Gregory McKay, Phoenix, Arizona
Greg McKay, director of Arizona’s Department of Child Safety since 2015, has presided over a system transformation. Facing an investigations backlog of more than 16,000 cases, the department introduced a “lean-inspired” management system that has empowered teams to track weekly progress, quickly shift resources, measure results and ultimately eliminate the backlog. Under his leadership, the number of children in foster care in Arizona has been safely reduced by nearly 20 percent. The reduction of children in care is the result of reduced investigative and ongoing caseloads, allowing for more time to engage families and successfully manage safety risks. A former detective specializing in crimes against children and homicide, Mr. McKay has brought his experience to bear in child welfare by helping his team understand the importance of teamwork and camaraderie while serving the mission of helping all of Arizona’s children achieve safety so they can grow and thrive.
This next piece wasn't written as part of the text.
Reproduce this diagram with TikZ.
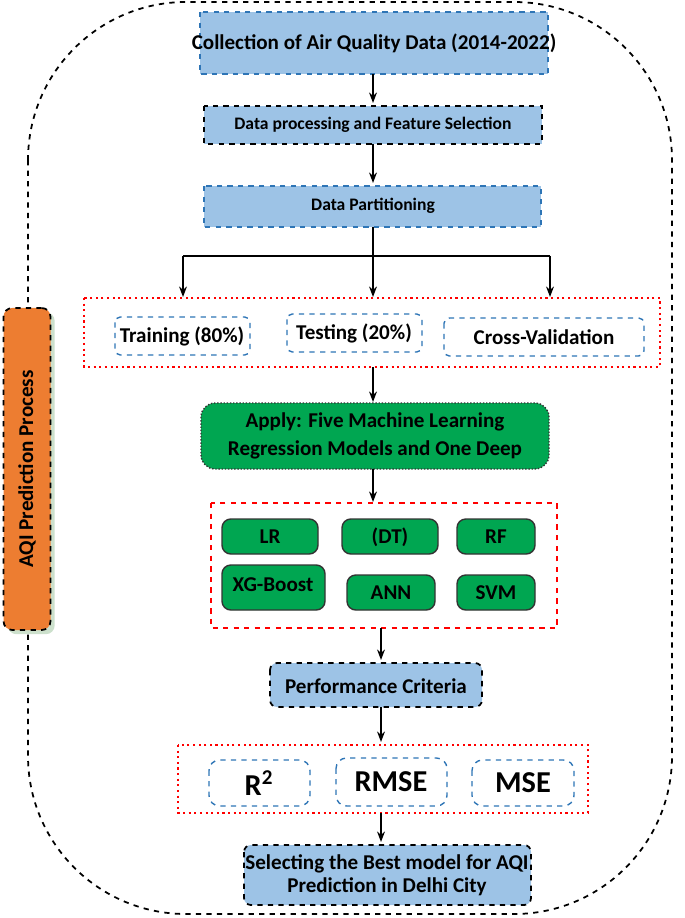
\documentclass[tikz,border=0pt]{standalone}
\usepackage{fontspec}
\setmainfont{Carlito}
\usetikzlibrary{arrows.meta,shadows}
\definecolor{lblue}{HTML}{9DC3E6}
\definecolor{bblue}{HTML}{2E75B6}
\definecolor{mgreen}{HTML}{00A651}
\definecolor{orng}{HTML}{ED7D31}
\begin{document}
\begin{tikzpicture}[x=0.02cm,y=-0.02cm,font=\bfseries,
  box/.style={draw=bblue,dashed,line width=0.8pt,fill=lblue},
  kbox/.style={draw=black,dashed,line width=1pt,fill=lblue,rounded corners=4pt},
  wbox/.style={draw=bblue,dashed,line width=0.8pt,fill=white,rounded corners=3pt},
  gbox/.style={draw=black!80,line width=0.8pt,fill=mgreen,rounded corners=5pt},
  redbox/.style={draw=red,line width=1.2pt},
  arr/.style={-{Stealth[length=6pt]},line width=0.8pt}]
\useasboundingbox (0,0) rectangle (685,918);
% outer frame
\draw[dashed,line width=1pt,rounded corners=90pt] (28,2) rectangle (672,914);
% side label
\node[draw=black,dashed,line width=1pt,fill=orng,rounded corners=5pt,
  minimum width=47*0.02cm,minimum height=322*0.02cm,
  drop shadow={fill=green!40!black!40}] (side) at (27,469) {};
\node[rotate=90,font=\bfseries\large] (sidet) at (27,469) {AQI Prediction Process};
% boxes
\draw[box] (200,12) rectangle (548,74);
\node (b1) at (374,43) {\large Collection of Air Quality Data (2014-2022)};
\draw[kbox,rounded corners=0pt] (204,106) rectangle (542,144);
\node (b2) at (373,125) {Data processing and Feature Selection};
\draw[box] (204,186) rectangle (541,227);
\node (b3) at (373,206) {Data Partitioning};
\coordinate (b1s) at (373,74); \coordinate (b2n) at (373,103);
\coordinate (b2s) at (373,144); \coordinate (b3n) at (373,183);
\draw[arr] (b1s) -- (b2n);
\draw[arr] (b2s) -- (b3n);
\coordinate (b3s) at (373,227); \coordinate (j) at (373,256);
\coordinate (jl) at (183,256); \coordinate (jr) at (550,256);
\coordinate (tl) at (183,297); \coordinate (tm) at (373,297); \coordinate (tr) at (550,297);
\draw[line width=0.8pt] (b3s) -- (j) (jl) -- (jr);
\draw[arr] (jl) -- (tl); \draw[arr] (j) -- (tm); \draw[arr] (jr) -- (tr);
\draw[redbox,dotted] (84,298) rectangle (660,367);
\draw[wbox] (115,317) rectangle (250,355); \node (tr1) at (182,336) {\large Training (80\%)};
\draw[wbox] (287,314) rectangle (422,352); \node (te1) at (354,333) {\large Testing (20\%)};
\draw[wbox] (444,318) rectangle (644,356); \node (cv1) at (544,337) {\large Cross-Validation};
\coordinate (p1) at (373,367); \coordinate (g1n) at (373,402);
\draw[arr] (p1) -- (g1n);
\draw[gbox,densely dotted,rounded corners=8pt] (201,403) rectangle (549,469);
\node[align=center,font=\bfseries\large] (g1) at (375,436) {Apply: Five Machine Learning\\[2pt]Regression Models and One Deep};
\coordinate (g1s) at (373,469); \coordinate (m1) at (373,502);
\draw[arr] (g1s) -- (m1);
\draw[redbox,dashed] (211,503) rectangle (557,628);
\draw[gbox] (222,519) rectangle (318,554); \node (lr) at (270,537) {\large LR};
\draw[gbox] (342,519) rectangle (438,554); \node (dt) at (390,537) {\large (DT)};
\draw[gbox] (457,519) rectangle (535,554); \node (rf) at (496,537) {\large RF};
\draw[gbox] (222,565) rectangle (325,610); \node (xg) at (273,585) {\large XG-Boost};
\draw[gbox] (347,575) rectangle (435,610); \node (ann) at (391,593) {\large ANN};
\draw[gbox] (457,575) rectangle (535,610); \node (svm) at (496,593) {\large SVM};
\coordinate (m1s) at (381,628); \coordinate (pcn) at (381,660);
\draw[arr] (m1s) -- (pcn);
\draw[kbox] (270,663) rectangle (482,707); \node (pc) at (376,686) {\large Performance Criteria};
\coordinate (pcs) at (381,707); \coordinate (mn) at (381,742);
\draw[arr] (pcs) -- (mn);
\draw[redbox,dotted] (178,745) rectangle (588,813);
\draw[wbox,rounded corners=6pt] (209,760) rectangle (310,806); \node (r2) at (259,783) {\LARGE R$^{\mathbf 2}$};
\draw[wbox,rounded corners=6pt] (336,758) rectangle (447,806); \node (rmse) at (391,782) {\LARGE RMSE};
\draw[wbox,rounded corners=6pt] (472,760) rectangle (574,806); \node (mse) at (523,783) {\LARGE MSE};
\coordinate (ms) at (381,813); \coordinate (fn) at (381,842);
\draw[arr] (ms) -- (fn);
\draw[kbox] (244,845) rectangle (531,905);
\node[align=center] (fin) at (387,875) {\large Selecting the Best model for AQI\\[1pt]\large Prediction in Delhi City};
\end{tikzpicture}
\end{document}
Rep. Ruth Kagi, Shoreline, Washington
Ruth Kagi, a member of the Washington state House of Representatives since 1999, is hailed as one of the most effective and influential advocates for children, youth and families in the state. Her legislative agenda focuses on improving the quality of early learning and child care, and improving foster care. She currently chairs the House Early Learning and Human Services Committee and was a prime sponsor of far-reaching legislation passed in 2017 to restructure the state child welfare system, creating a new Department of Children, Youth and Families. That change was among other new laws and funding approved last year to reform child welfare programs and better support foster parents. She is a member of the House Appropriations Committee, where she has championed a broad array of budget items, including supports for child welfare caseworkers and foster families. Representative Kagi is a past chair of the National Conference of State Legislatures’ Human Services Committee.
Life of Hope Award Winner
Tony Shellman, New York City, New York
Tony Shellman was left in the care of Catholic Charities as an infant because his parents felt they could not adequately provide for him. Adopted at age 2, he grew up to become an entrepreneur and accomplished fashion designer who has never forgotten his personal connection to foster care. He has initiated various projects that mentored youth in foster care and exposed them to career opportunities in the fashion apparel business. He also has been a spokesman for National Foster Care Month. Mr. Shellman made his mark in the fashion industry in 1996 when he co-founded the hip-hop clothing label Enyce, now owned by Sean ‘Diddy’ Combs. Today, Mr. Shellman is vice president of operations for SLUSA Productions, a creative agency specializing in film production, digital media, brand strategy and project design. His success serves as an inspiration for other youth.